A TEENAGER who launched “cowardly and spineless” unprovoked attacks on two men outside a West Cumbria pub has been locked up for more than a year.

Mark Trainor was drunk having attended his best friend’s surprise 18th birthday party at Harrington’s Lifeboat Inn on March 15 last year when he engaged in what a judge called “gratuitous street violence” outside the premises.

Eyewitness Esha Denwood watched as Trainor - who she’d known for several years - walked over and brutally attacked both Nicky Walsh and Matthew Nicol.
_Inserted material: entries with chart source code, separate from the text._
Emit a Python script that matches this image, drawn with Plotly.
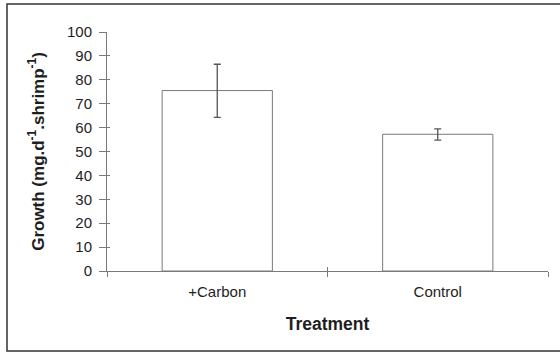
import plotly.graph_objects as go

categories = ["+Carbon", "Control"]
growth = [75.5, 57.2]
err_plus = [11.0, 2.3]
err_minus = [11.2, 2.4]
y_tickvals = [0, 10, 20, 30, 40, 50, 60, 70, 80, 90, 100]

W, H = 560, 353
L, R, T, B = 107, 12, 32, 82
FONT = "Liberation Sans, Arial, sans-serif"
AX = "#7a7a7a"
TXT = "#1e1e1e"

fig = go.Figure()
fig.add_trace(go.Bar(
    x=categories, y=growth,
    marker=dict(color="white", line=dict(color="#7a7a7a", width=1)),
    error_y=dict(type="data", array=err_plus, arrayminus=err_minus, symmetric=False,
                 color="#555555", thickness=1.3, width=3.5),
    showlegend=False, hoverinfo="skip",
))
# invisible helper trace for the inside half of the crossing ticks
fig.add_trace(go.Scatter(
    x=categories, y=growth, xaxis="x2", yaxis="y2", mode="markers",
    marker=dict(opacity=0), showlegend=False, hoverinfo="skip",
))

fig.update_layout(
    width=W, height=H,
    margin=dict(l=L, r=R, t=T, b=B, pad=0),
    paper_bgcolor="white", plot_bgcolor="white",
    bargap=0.5,
    font=dict(family=FONT, size=15, color=TXT),
    xaxis=dict(
        type="category", categoryarray=categories, range=[-0.5, 1.5],
        showline=True, linecolor=AX, linewidth=1,
        ticks="outside", ticklen=5, tickcolor=AX, tickwidth=1,
        tickson="boundaries", showgrid=False, zeroline=False,
        ticklabelstandoff=7,
        tickfont=dict(size=15, color=TXT),
        title=dict(text="<b>Treatment</b>", font=dict(size=17.5, color=TXT), standoff=18),
    ),
    yaxis=dict(
        range=[0, 100], tickvals=y_tickvals,
        showline=True, linecolor=AX, linewidth=1,
        ticks="outside", ticklen=7, tickcolor=AX, tickwidth=1,
        showgrid=False, zeroline=False,
        ticklabelstandoff=4,
        tickfont=dict(size=15, color=TXT),
        title=dict(text="<b>Growth (mg.d<sup>-1</sup>.shrimp<sup>-1</sup>)</b>",
                   font=dict(size=17, color=TXT), standoff=18),
    ),
    xaxis2=dict(
        type="category", categoryarray=categories, range=[-0.5, 1.5],
        overlaying="x", side="bottom", anchor="y",
        ticks="inside", ticklen=4, tickcolor=AX, tickwidth=1,
        tickson="boundaries", showticklabels=False, showgrid=False,
        zeroline=False, showline=False,
    ),
    yaxis2=dict(
        range=[0, 100], tickvals=y_tickvals, overlaying="y", side="left", anchor="x",
        ticks="inside", ticklen=3, tickcolor=AX, tickwidth=1,
        showticklabels=False, showgrid=False, zeroline=False, showline=False,
    ),
)

# outer frame around the chart area
fig.add_shape(type="rect", xref="paper", yref="paper",
              x0=(7 - L) / (W - L - R), x1=(565 - L) / (W - L - R),
              y0=(H - B - 351) / (H - T - B), y1=(H - B - 4) / (H - T - B),
              line=dict(color="#333333", width=1.5), fillcolor="rgba(0,0,0,0)",
              layer="below")

fig.write_html("out.html", config={"displayModeBar": False},
               post_script="document.body.style.margin='0';")
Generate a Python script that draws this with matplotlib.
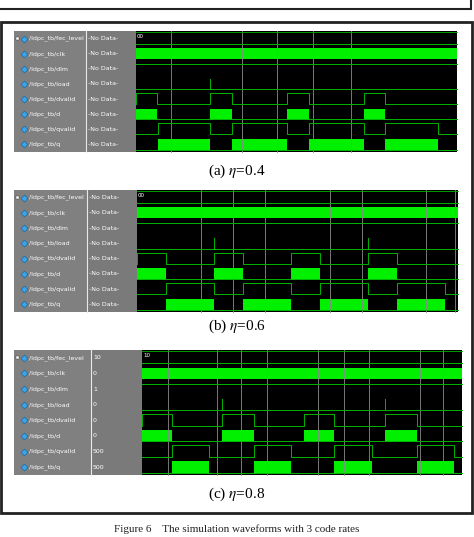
import matplotlib.pyplot as plt
from matplotlib.patches import Rectangle

plt.rcParams['mathtext.fontset'] = 'stix'

# signal names per panel
names_ab = ["/ldpc_tb/fec_level", "/ldpc_tb/clk", "/ldpc_tb/dlm", "/ldpc_tb/load",
            "/ldpc_tb/dvalid", "/ldpc_tb/d", "/ldpc_tb/qvalid", "/ldpc_tb/q"]
values_a = ["-No Data-"] * 8
values_b = ["-No Data-"] * 8
values_c = ["10", "0", "1", "0", "0", "0", "500", "500"]
bus_text = ["00", "00", "10"]
captions = [r"(a) $\eta$=0.4", r"(b) $\eta$=0.6", r"(c) $\eta$=0.8"]

# normalized times (0..1 across the wave window)
grid_a = [0.11, 0.33, 0.44, 0.55, 0.67]
grid_b = [0.20, 0.30, 0.40, 0.60, 0.70, 0.90, 0.99]
grid_c = [0.08, 0.235, 0.31, 0.39, 0.55, 0.63, 0.71, 0.87, 0.94]
load_a = [0.23]
load_b = [0.24, 0.72]
load_c = [0.25, 0.76]
dvalid_a = [(0.0, 0.066), (0.23, 0.30), (0.47, 0.54), (0.71, 0.775)]
qvalid_a = [(0.068, 0.23), (0.30, 0.47), (0.54, 0.71), (0.775, 0.94)]
dvalid_b = [(0.0, 0.09), (0.24, 0.33), (0.48, 0.57), (0.72, 0.81)]
qvalid_b = [(0.09, 0.24), (0.33, 0.48), (0.57, 0.72), (0.81, 0.96)]
dvalid_c = [(0.0, 0.095), (0.25, 0.35), (0.505, 0.60), (0.76, 0.86)]
qvalid_c = [(0.095, 0.21), (0.35, 0.465), (0.60, 0.72), (0.86, 0.975)]

# panel boxes in pixels: left, value-col x, wave x0, wave x1, top, bottom, caption y
panels = [
    (14, 86, 136, 457, 31, 152, 171),
    (14, 87, 137, 458, 190, 312, 326),
    (14, 91, 142, 462, 350, 475, 494),
]
data = [
    (values_a, grid_a, load_a, dvalid_a, qvalid_a),
    (values_b, grid_b, load_b, dvalid_b, qvalid_b),
    (values_c, grid_c, load_c, dvalid_c, qvalid_c),
]

fig = plt.figure(figsize=(4.74, 5.37), dpi=100)
ax = fig.add_axes([0, 0, 1, 1])
ax.set_xlim(0, 474)
ax.set_ylim(537, 0)
ax.axis('off')

LINE = '#00b400'
BURST = '#00f000'

ax.add_patch(Rectangle((-2, -5), 473, 14, fill=False, lw=1.5, ec='#222222'))
ax.add_patch(Rectangle((0.5, 22), 472, 491, fill=False, lw=2, ec='#222222'))

for (x0, xv, wx0, wx1, top, bot, cy), (vals, grid, loads, dval, qval), bt, cap in zip(
        panels, data, bus_text, captions):
    w = wx1 - wx0
    rh = (bot - top) / 8
    X = lambda t: wx0 + t * w
    ax.add_patch(Rectangle((x0, top), xv - x0, bot - top, fc='#808080', ec='none'))
    ax.add_patch(Rectangle((xv, top), wx0 - xv, bot - top, fc='#7a7a7a', ec='none'))
    ax.plot([xv, xv], [top, bot], color='#e8e8e8', lw=0.8)
    ax.add_patch(Rectangle((wx0, top), w, bot - top, fc='black', ec='none'))
    for g in grid:
        ax.plot([X(g)] * 2, [top, bot], color='#8a8a8a', lw=0.6)
    ax.plot([wx0, wx1], [top + 0.5, top + 0.5], color=LINE, lw=0.6)
    for i, (nm, v) in enumerate(zip(names_ab, vals)):
        ym = top + (i + 0.5) * rh
        r0 = top + i * rh
        lo = r0 + rh - 2.5
        hi = r0 + 1.5
        if i == 0:
            ax.add_patch(Rectangle((x0 + 2, ym - 1.5), 3, 3, fc='white', ec='#333333', lw=0.3))
        ax.plot(x0 + 10, ym, 'D', ms=3.5, color='#3aa6e8', mec='#1060a0', mew=0.4)
        ax.text(x0 + 15, ym, nm, fontsize=4.5, color='white', va='center')
        ax.text(xv + 2, ym, v, fontsize=4.5, color='white', va='center')
        if i == 0:
            ax.plot([wx0, wx1], [lo, lo], color=LINE, lw=0.7)
            ax.text(wx0 + 1, ym - 2, bt, fontsize=4, color='white', va='center')
        elif i == 1:
            ax.add_patch(Rectangle((wx0, r0 + 2), w, rh - 4.5, fc=BURST, ec='none'))
        elif i == 2:
            ax.plot([wx0, wx1], [r0 + 2.5, r0 + 2.5], color=LINE, lw=0.7)
        elif i == 3:
            ax.plot([wx0, wx1], [lo, lo], color=LINE, lw=0.7)
            for t in loads:
                ax.plot([X(t)] * 2, [lo, r0 + 2.5], color=LINE, lw=0.7)
        elif i in (4, 6):
            ivs = dval if i == 4 else qval
            xs, ys = [wx0], [lo]
            for a, b in ivs:
                xs += [X(a), X(a), X(b), X(b)]
                ys += [lo, hi, hi, lo]
            xs.append(wx1)
            ys.append(lo)
            ax.plot(xs, ys, color=LINE, lw=0.7)
        else:
            ivs = dval if i == 5 else qval
            ax.plot([wx0, wx1], [lo, lo], color=LINE, lw=0.7)
            for a, b in ivs:
                ax.add_patch(Rectangle((X(a), r0 + 2), X(b) - X(a), rh - 3.5, fc=BURST, ec='none'))
    ax.text(237, cy, cap, fontsize=11, ha='center', va='center', family='Liberation Serif')

ax.text(237, 529, "Figure 6    The simulation waveforms with 3 code rates",
        fontsize=8, ha='center', va='center', family='Liberation Serif', color='#222222')

fig.savefig('out.png', dpi=100)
Mr Walsh suffered a double jaw fracture, severe bruising and cuts when he was knocked to the ground and punched up to half a dozen times, while his pal Mr Nicol was also felled and sustained injuries including a cut to his chin.

“I don’t even think they saw it coming,” Miss Denwood told a Carlisle Crown Court jury last month. Trainor - 17 at the time, now aged 18 and with convictions for violence as a youth - denied causing Mr Walsh grievous bodily harm and Mr Nicol actual bodily harm, but was convicted, unanimously, after a trial.

Both victims provided impact statements, revealing they had suffered from sleeping difficulties, and that there had been an impact on their respective jobs.

Mr Walsh suffered a permanent displacement of bite, had no solids for six weeks and spoke of anxiety when in crowds and among people drinking. Mr Nicol described a “horrifying experience”, and being in immense physical pain.

The court heard today (FRI) Trainor, of High Close, Harrington, now accepted he attacked the two men, and he told Recorder Christopher Hudson from the dock: “I am sorry. Don’t send me away.”

But, passing a immediate 15-month young offender institution sentence, Recorder Hudson replied: “You are a lad who has to go to custody.” He told Trainor: “They are nasty, cowardly, spineless offences. You attacked these entirely innocent chaps.”